A full 75 years ago today (Wednesday) on September 10, 1939, Canada declared war on Germany just over a week after Great Britain’s similar declaration.
Parliament in Ottawa was recalled for a special debate, the result of which was unanimous support for entry into the war against Germany. The Senate also met in a special session to ratify Parliament’s motion and so the Governor General of the day was able to communicate to the British Prime Minister (and King George VI) that Canada was independently at war with Germany.
More than a half century ago, a Grade 13 history teacher of a class this writer was part of declared to students that, “this was the darkest week in Canadian history,” suggesting that Canada should have declared war at or about the same time as Great Britain had done that many days earlier.
In fact, the two-day parliamentary debate that led to the unanimous support for war against Germany and this country’s September 10 announcement to the country was a studied measure in nation building, indicating to Canadians and to rest of the world that this country was a nation in its own right and as such would determine against which enemy and at what time it would exercise this most fundamental demonstration of nationhood: the declaration of war.
That history teacher a half-century ago clearly missed this important detail entirely with his criticism of the Liberal government of Prime Minister William Lyon McKenzie King 25 years after the fact. (McKenzie King was also fully supported by Progressive Conservative and Official Opposition leader R.J. Manion and his caucus.)
Presumably, that teacher (and there would have been many in this country who thought like him at that time) was a monarchist who still thought in terms of the old British Empire whereby colonies, like Canada, were obligated to be at war when Mother England went to war.

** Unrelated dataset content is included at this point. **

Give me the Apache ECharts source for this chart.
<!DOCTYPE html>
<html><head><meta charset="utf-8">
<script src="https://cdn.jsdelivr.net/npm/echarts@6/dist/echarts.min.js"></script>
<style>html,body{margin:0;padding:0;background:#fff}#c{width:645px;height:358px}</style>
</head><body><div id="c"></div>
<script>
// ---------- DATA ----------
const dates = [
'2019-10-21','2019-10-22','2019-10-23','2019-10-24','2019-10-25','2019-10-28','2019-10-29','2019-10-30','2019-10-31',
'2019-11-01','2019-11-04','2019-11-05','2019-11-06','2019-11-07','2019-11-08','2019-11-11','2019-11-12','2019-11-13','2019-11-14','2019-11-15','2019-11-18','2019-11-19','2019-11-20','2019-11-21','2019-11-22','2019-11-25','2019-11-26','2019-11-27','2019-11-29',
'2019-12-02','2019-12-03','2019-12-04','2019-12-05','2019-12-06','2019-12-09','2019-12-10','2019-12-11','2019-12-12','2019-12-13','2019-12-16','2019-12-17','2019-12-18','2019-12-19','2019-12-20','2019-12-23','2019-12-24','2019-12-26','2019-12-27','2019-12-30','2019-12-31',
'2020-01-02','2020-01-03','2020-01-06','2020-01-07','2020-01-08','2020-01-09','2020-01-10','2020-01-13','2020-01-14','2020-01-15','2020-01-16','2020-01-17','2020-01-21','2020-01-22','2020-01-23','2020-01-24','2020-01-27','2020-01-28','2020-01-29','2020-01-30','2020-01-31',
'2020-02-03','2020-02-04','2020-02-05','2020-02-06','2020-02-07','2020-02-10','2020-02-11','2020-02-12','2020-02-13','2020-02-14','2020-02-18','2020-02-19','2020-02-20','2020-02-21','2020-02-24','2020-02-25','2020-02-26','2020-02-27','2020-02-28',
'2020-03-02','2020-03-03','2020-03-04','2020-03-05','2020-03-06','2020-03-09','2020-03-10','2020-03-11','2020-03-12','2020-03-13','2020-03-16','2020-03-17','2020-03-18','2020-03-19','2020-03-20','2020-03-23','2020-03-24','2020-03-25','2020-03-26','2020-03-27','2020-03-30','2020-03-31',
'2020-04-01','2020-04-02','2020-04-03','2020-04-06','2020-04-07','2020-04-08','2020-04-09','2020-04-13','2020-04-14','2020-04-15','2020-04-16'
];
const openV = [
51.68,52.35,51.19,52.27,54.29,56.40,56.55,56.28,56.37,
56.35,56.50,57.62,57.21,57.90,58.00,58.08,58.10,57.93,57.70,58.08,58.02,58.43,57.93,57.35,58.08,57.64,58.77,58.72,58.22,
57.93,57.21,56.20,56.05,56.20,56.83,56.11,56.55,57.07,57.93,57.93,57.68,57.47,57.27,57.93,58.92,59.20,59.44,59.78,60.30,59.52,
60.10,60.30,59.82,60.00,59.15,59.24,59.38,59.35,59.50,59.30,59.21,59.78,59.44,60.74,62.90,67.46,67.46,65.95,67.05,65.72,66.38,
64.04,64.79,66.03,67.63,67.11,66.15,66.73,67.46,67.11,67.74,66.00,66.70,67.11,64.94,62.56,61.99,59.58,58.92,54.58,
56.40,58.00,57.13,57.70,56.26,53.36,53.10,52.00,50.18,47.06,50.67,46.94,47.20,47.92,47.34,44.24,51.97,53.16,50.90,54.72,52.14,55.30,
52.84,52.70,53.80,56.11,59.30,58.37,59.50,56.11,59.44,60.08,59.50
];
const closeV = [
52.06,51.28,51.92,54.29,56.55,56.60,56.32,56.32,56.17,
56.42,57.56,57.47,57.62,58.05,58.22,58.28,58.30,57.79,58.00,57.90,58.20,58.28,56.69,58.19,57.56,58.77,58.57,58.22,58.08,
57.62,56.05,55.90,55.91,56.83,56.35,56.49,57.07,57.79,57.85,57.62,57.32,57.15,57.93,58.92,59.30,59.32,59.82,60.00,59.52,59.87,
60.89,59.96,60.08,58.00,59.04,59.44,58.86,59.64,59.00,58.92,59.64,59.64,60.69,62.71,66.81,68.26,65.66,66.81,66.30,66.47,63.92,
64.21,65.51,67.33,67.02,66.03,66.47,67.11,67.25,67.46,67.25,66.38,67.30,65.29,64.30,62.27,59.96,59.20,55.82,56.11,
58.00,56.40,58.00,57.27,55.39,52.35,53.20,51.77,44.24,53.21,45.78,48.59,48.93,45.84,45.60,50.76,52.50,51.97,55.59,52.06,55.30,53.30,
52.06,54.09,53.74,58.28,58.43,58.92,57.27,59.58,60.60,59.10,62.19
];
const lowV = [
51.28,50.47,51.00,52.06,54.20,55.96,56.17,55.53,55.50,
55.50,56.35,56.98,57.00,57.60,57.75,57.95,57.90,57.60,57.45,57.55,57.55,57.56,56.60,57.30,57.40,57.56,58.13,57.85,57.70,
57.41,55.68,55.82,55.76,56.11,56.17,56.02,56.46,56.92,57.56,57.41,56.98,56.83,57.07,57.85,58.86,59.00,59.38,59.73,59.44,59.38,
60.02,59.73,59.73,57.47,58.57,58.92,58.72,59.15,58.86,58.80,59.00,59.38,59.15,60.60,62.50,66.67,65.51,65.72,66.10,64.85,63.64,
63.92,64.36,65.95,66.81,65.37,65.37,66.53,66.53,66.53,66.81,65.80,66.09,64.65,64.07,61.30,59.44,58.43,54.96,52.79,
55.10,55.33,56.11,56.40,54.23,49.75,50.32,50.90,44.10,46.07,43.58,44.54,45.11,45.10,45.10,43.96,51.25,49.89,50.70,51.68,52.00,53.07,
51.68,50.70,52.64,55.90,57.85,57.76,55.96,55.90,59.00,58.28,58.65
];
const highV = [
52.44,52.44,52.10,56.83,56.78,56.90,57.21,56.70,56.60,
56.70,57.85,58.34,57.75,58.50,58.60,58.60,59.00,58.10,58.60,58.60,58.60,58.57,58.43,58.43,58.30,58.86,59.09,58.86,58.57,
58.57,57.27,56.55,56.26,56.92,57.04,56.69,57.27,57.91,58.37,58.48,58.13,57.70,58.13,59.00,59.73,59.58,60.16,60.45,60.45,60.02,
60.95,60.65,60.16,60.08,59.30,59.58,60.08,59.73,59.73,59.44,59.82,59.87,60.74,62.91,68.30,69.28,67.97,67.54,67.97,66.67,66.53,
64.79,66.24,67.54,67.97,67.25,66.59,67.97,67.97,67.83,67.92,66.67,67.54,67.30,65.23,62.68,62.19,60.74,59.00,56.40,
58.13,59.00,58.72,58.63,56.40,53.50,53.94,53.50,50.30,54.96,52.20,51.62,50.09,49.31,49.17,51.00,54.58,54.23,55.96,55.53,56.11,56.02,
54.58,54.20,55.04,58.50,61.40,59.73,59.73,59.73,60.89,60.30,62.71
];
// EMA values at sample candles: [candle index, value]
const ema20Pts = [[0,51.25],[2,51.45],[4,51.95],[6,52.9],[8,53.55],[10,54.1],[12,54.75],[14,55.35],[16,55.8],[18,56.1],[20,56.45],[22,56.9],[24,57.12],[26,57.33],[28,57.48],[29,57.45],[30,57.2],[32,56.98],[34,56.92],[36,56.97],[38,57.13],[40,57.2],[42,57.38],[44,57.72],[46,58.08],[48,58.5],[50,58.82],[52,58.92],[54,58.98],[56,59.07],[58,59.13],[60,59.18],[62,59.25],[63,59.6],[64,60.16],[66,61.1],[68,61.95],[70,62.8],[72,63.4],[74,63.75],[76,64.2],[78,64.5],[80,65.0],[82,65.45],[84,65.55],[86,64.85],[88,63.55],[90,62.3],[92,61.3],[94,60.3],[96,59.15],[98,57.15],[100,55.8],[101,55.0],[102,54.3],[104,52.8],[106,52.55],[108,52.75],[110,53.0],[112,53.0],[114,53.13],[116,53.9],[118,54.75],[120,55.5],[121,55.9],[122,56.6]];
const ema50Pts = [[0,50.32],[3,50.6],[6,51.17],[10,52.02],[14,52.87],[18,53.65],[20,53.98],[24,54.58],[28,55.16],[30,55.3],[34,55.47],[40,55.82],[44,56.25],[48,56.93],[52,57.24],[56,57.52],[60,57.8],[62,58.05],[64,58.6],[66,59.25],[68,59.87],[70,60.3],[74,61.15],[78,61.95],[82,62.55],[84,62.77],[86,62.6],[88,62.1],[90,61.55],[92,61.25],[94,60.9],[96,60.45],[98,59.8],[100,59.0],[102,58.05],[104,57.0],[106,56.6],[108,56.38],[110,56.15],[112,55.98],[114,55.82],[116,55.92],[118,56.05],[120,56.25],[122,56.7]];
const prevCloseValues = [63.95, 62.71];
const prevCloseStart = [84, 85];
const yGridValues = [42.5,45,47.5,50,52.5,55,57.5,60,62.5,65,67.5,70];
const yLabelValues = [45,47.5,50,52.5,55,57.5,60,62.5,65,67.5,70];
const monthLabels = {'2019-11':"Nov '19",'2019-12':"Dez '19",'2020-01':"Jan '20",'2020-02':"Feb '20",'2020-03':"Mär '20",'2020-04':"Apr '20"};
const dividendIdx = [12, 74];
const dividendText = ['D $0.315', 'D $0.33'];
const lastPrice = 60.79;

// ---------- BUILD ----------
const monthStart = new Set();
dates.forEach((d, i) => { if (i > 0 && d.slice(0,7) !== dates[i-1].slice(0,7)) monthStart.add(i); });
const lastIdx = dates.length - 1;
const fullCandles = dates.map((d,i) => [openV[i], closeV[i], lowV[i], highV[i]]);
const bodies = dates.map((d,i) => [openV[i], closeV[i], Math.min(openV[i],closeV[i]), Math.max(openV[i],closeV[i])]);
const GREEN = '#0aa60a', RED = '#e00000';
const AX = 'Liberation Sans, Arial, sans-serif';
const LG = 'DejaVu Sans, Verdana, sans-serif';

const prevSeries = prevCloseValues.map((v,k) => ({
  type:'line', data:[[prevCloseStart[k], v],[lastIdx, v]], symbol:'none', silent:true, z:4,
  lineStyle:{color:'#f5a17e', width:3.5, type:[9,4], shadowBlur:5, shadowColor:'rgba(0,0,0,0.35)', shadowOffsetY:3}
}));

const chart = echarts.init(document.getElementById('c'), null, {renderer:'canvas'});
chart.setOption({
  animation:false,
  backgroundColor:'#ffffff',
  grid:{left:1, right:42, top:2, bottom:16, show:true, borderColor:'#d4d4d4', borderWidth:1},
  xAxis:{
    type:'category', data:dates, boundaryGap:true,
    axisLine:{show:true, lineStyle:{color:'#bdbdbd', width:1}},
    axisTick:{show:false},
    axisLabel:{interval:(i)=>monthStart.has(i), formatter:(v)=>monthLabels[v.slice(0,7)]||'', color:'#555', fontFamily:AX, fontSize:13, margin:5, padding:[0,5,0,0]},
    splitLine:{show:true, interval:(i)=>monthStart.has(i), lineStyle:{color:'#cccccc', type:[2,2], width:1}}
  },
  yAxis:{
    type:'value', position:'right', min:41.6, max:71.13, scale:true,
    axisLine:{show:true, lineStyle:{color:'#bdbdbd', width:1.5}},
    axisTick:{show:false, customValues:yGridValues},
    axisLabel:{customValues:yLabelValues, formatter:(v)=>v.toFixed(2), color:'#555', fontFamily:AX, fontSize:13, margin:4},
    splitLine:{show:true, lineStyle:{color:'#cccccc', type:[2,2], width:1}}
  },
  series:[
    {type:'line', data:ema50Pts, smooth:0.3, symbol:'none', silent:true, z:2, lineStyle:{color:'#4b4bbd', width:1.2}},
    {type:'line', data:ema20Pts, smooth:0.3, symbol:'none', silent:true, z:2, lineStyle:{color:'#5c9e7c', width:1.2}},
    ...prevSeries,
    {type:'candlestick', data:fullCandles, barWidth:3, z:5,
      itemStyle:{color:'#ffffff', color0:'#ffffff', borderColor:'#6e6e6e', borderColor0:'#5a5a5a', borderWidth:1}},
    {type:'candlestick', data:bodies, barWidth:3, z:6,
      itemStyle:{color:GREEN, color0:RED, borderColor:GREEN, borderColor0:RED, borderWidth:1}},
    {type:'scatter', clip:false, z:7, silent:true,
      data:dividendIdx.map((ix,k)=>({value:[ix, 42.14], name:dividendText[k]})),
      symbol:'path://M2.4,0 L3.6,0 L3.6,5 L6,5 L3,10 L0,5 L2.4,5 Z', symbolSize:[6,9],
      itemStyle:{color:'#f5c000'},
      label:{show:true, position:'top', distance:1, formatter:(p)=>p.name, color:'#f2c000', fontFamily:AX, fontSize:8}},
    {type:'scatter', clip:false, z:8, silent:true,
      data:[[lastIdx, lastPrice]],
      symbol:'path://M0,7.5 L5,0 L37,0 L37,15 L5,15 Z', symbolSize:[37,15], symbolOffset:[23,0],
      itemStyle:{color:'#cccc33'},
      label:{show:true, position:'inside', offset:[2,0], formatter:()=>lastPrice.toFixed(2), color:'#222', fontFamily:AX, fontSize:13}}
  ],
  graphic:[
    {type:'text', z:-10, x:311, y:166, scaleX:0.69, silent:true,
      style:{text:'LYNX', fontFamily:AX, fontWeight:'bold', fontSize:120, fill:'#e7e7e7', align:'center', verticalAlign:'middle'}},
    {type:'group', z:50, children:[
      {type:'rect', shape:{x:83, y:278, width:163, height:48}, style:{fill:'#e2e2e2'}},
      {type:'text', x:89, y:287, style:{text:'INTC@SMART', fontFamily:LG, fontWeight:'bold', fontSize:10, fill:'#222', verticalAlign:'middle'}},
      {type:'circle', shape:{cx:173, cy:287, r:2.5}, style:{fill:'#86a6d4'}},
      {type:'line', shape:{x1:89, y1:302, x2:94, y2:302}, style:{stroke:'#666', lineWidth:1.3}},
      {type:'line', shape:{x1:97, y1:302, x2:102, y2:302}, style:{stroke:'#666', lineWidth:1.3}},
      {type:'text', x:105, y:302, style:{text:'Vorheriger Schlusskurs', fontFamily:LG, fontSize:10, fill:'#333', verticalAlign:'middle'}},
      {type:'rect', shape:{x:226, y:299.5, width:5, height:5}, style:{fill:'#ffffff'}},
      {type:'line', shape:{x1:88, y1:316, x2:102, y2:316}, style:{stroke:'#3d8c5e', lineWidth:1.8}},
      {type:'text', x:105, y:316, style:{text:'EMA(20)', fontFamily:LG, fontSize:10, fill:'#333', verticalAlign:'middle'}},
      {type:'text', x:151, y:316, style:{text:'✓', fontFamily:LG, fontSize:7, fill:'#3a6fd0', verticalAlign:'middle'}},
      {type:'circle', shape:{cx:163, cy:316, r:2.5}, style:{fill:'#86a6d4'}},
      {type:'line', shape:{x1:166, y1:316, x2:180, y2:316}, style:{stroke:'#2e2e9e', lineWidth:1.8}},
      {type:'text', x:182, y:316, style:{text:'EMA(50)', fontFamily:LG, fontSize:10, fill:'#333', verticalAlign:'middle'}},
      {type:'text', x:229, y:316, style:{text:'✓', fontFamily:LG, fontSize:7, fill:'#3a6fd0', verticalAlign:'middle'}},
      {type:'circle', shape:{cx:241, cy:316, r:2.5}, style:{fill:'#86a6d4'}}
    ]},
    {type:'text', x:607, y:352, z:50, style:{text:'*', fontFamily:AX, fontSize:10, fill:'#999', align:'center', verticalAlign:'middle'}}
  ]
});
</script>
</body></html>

This, in fact, had been the case in 1914 and when Great Britain declared war on Germany in early August of that year, Canada was automatically in the fray (as were other colonies including Australia, New Zealand, and India).
By 1939, most thinking Canadians knew that war with Germany was virtually inevitable and the royal visit to Canada by the King and Queen earlier in 1939 was very much an indication that support from this particular former colony was being sought as the clouds of war loomed over Europe. The royal tour, by train, unusually visited every province as well as the then-independent Dominion of Newfoundland.

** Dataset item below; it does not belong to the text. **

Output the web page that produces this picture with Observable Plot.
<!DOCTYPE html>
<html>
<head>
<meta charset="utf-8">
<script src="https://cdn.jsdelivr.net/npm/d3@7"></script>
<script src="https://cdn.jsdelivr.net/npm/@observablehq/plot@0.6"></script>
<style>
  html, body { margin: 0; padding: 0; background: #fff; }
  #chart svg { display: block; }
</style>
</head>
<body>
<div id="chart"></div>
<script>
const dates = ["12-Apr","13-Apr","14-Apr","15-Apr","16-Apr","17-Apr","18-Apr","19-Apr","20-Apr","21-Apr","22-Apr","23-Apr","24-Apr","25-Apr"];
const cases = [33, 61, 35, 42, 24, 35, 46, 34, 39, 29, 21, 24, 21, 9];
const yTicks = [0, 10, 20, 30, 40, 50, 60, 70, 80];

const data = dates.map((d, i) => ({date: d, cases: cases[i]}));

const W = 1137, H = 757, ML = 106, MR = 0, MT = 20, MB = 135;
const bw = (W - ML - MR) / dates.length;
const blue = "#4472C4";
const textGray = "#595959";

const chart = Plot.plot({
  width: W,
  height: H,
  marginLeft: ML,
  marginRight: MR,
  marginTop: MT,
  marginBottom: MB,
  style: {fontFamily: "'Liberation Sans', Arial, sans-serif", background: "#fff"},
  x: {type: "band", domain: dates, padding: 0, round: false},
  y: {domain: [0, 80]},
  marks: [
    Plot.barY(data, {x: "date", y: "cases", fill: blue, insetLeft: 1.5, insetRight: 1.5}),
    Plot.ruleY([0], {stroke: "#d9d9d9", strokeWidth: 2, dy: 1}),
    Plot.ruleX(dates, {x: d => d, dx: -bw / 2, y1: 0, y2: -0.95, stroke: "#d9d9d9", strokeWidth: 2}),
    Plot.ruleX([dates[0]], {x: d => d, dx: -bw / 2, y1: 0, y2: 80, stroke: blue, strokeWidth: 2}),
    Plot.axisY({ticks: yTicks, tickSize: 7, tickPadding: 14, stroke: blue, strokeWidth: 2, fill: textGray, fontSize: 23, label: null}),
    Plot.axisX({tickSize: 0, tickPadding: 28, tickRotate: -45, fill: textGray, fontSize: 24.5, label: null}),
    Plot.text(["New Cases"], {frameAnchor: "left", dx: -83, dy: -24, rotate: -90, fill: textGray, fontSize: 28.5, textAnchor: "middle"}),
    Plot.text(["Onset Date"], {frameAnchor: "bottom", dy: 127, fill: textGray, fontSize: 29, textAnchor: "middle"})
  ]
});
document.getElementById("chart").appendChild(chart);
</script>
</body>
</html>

(Many Manitoulin seniors recall the excitement of being taken to Sudbury to see the King and Queen at the downtown CPR station and to see Queen Elizabeth presented with a bouquet of Manitoulin wildflowers made by pioneer horticulturist Doug Murray of Sheguiandah.)

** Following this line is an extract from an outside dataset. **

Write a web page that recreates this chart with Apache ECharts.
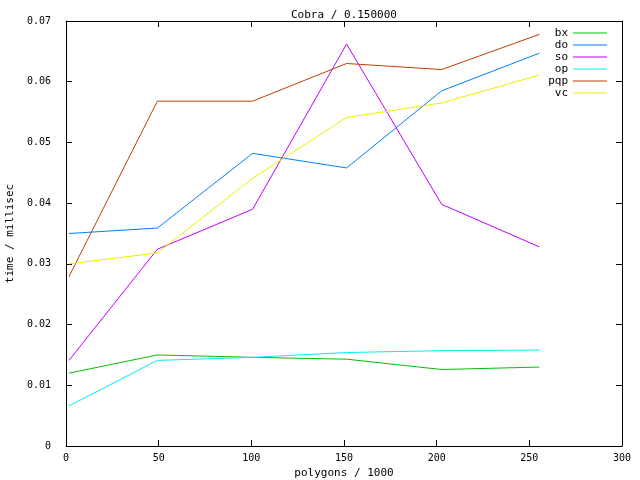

But by 1939, Canada had won independence through the 1931 Statute of Westminster by which virtually all of the ordinary powers of statehood devolved from the British Parliament at Whitehall to the Canadian parliament in Ottawa.
This declaration of war a week after Britain had gone the same route was the first time after the evolution of these processes to elected Canadian MPs that they had had the opportunity to make an independent declaration of war.
While this may be seen by many in the current day and age to be an unsavoury example of flexing the authority of an independent nation state, this event 75 years ago, besides propelling Canada into the world-changing events of the Second World War and the post-war period which still defines us to a great extent, was a pivotal moment in the history and development of this country and that in and of itself is worth marking this week.
Presumably that teacher, as he grew older and wiser, also came to this same realization. For the sake of future senior high school classes he may have taught, we sincerely hope this proved to be the case.